Wednesday, July 18, 2012

From Carte de visite to Album Covers - Photography and Liberation



The industrial revolution and the emergence of photography in the 1840s ushered in the modern age. In  Through A Lens Darkly: Black Photographers and the Emergence of a People, a PBS documentary (consider donating), you can see the new realism of photographs used in combination with older media like newspapers and postcards in administering racial terror to maintain the status quo. Photographs were also tools of liberation: Sojourner Truth fashioned herself and her photographs; at her lectures she sold visiting cards/carte de visites--a photo of her freed self--to earn part of her livelihood.

   

When combined with an even older medium like music, photography played a role in black liberation in South Africa explains Chimurenga publisher Ntone Edjabe:
If you look at the South African record covers of the 70s, for instance, the black consciousness jazz records, you get immediately the kind of liberatory spirit and mood that was beyond that.

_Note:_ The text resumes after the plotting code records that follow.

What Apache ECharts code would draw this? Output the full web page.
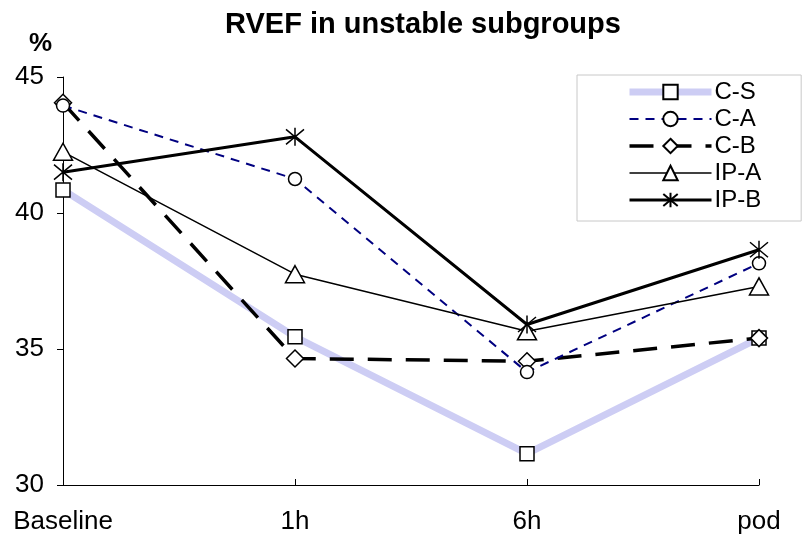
<!DOCTYPE html>
<html><head><meta charset="utf-8">
<script src="https://cdn.jsdelivr.net/npm/echarts@6/dist/echarts.min.js"></script>
<style>html,body{margin:0;padding:0;background:#fff}#c{width:803px;height:541px}</style>
</head><body><div id="c"></div>
<script>
const categories = ['Baseline', '1h', '6h', 'pod'];
const seriesNames = ['C-S', 'C-A', 'C-B', 'IP-A', 'IP-B'];
const cS = [40.85, 35.45, 31.15, 35.4];
const cA = [43.95, 41.25, 34.15, 38.15];
const cB = [44.05, 34.65, 34.55, 35.4];
const ipA = [42.25, 37.75, 35.65, 37.3];
const ipB = [41.5, 42.8, 35.9, 38.65];
const yTicks = [30, 35, 40, 45];

const F = 'Liberation Sans, Arial, sans-serif';
const asterisk = 'path://M0,0 L10,10 M10,0 L0,10 M5,-1 L5,11';
const sym = {color: '#fff', borderColor: '#000', borderWidth: 1.5};

const styles = {
  'C-S': {color: '#cdcdf4', width: 7, type: 'solid'},
  'C-A': {color: '#000080', width: 2, type: [9, 7]},
  'C-B': {color: '#000', width: 3.5, type: [24, 14]},
  'IP-A': {color: '#000', width: 1.5, type: 'solid'},
  'IP-B': {color: '#000', width: 3, type: 'solid'}
};

const chart = echarts.init(document.getElementById('c'));
chart.setOption({
  animation: false,
  backgroundColor: '#fff',
  title: {text: 'RVEF in unstable subgroups', left: 418, textAlign: 'center', top: 5,
    textStyle: {fontFamily: F, fontSize: 29, fontWeight: 'bold', color: '#000'}},
  graphic: [{type: 'text', left: 29, top: 31, style: {text: '%', font: 'bold 26px ' + F, fill: '#000'}}],
  grid: {left: 63, right: 44, top: 77, bottom: 56},
  legend: {
    orient: 'vertical', left: 577, top: 75,
    padding: [4, 40, 8, 49], itemGap: 1, itemWidth: 82, itemHeight: 18,
    borderColor: '#c8c8c8', borderWidth: 1,
    textStyle: {fontFamily: F, fontSize: 24, lineHeight: 26, color: '#000', padding: [0, 0, 0, -2]},
    data: seriesNames.map(n => ({name: n, lineStyle: styles[n]}))
  },
  xAxis: {
    type: 'category', data: categories, boundaryGap: false,
    axisLine: {lineStyle: {color: '#000', width: 1}},
    axisTick: {show: true, length: 6, inside: true, lineStyle: {color: '#000'}},
    axisLabel: {fontFamily: F, fontSize: 26, color: '#000', margin: 24},
    splitLine: {show: false}
  },
  yAxis: {
    type: 'value', min: yTicks[0], max: yTicks[yTicks.length - 1], interval: 5,
    axisLine: {show: true, lineStyle: {color: '#000', width: 1}},
    axisTick: {show: true, length: 6, lineStyle: {color: '#000'}},
    axisLabel: {fontFamily: F, fontSize: 26, color: '#000', margin: 19},
    splitLine: {show: false}
  },
  series: [
    {name: 'C-S', type: 'line', data: cS, symbol: 'rect', symbolSize: 14, z: 1,
     lineStyle: styles['C-S'], itemStyle: sym},
    {name: 'C-A', type: 'line', data: cA, symbol: 'circle', symbolSize: 13, z: 3,
     lineStyle: styles['C-A'], itemStyle: sym},
    {name: 'C-B', type: 'line', data: cB, symbol: 'diamond', symbolSize: [17, 17], z: 2,
     lineStyle: styles['C-B'], itemStyle: sym},
    {name: 'IP-A', type: 'line', data: ipA, symbol: 'triangle', symbolSize: [19, 17], z: 4,
     lineStyle: styles['IP-A'], itemStyle: sym},
    {name: 'IP-B', type: 'line', data: ipB, symbol: asterisk, symbolSize: 18, z: 5,
     lineStyle: styles['IP-B'], itemStyle: {color: 'none', borderColor: '#000', borderWidth: 1.5}}
  ]
});
</script></body></html>
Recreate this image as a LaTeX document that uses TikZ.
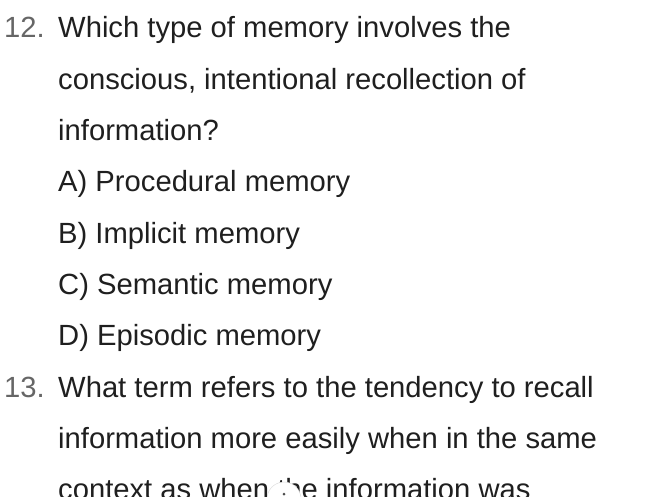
\documentclass[tikz,border=0pt]{standalone}
\usepackage{fontspec}
\setmainfont{Liberation Sans}
\begin{document}
\begin{tikzpicture}[x=1pt,y=-1pt,
  txt/.style={anchor=base west,inner sep=0pt,font=\fontsize{29.2}{33}\selectfont,text=black!88},
  num/.style={txt,text=black!60}]
\useasboundingbox (0,0) rectangle (652,497);
\clip (0,0) rectangle (652,497);
\fill[white] (0,0) rectangle (652,497);
\node[num] (n12) at (4,38) {12.};
\node[txt] (l1) at (58,38) {Which type of memory involves the};
\node[txt] (l2) at (58,89.3) {conscious, intentional recollection of};
\node[txt] (l3) at (58,140.6) {information?};
\node[txt] (a) at (58,191.9) {A) Procedural memory};
\node[txt] (b) at (58,243.2) {B) Implicit memory};
\node[txt] (c) at (58,294.5) {C) Semantic memory};
\node[txt] (d) at (58,345.8) {D) Episodic memory};
\node[num] (n13) at (4,397.1) {13.};
\node[txt] (m1) at (58,397.1) {What term refers to the tendency to recall};
\node[txt] (m2) at (58,448.4) {information more easily when in the same};
\node[txt] (m3) at (58,499.7) {context as when the information was};
\fill[white,draw=black!15] (284,499) circle (17);
\fill[black!70] (284,494) circle (1.5);
\end{tikzpicture}
\end{document}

But you couldn't write that stuff. So you will put it all into an image kinda spiritual... of someone seeking freedom. For example, Winston Mankunku's "Yakhal Inkomo" record, he is sitting there: black man looking into the horizon... cigarette smoke and he is so strong. That kind of image of a black person? Then the record came out in 1968. You couldn't publish the image of a black person so dignified and so strong in the media - he did not look like a victim.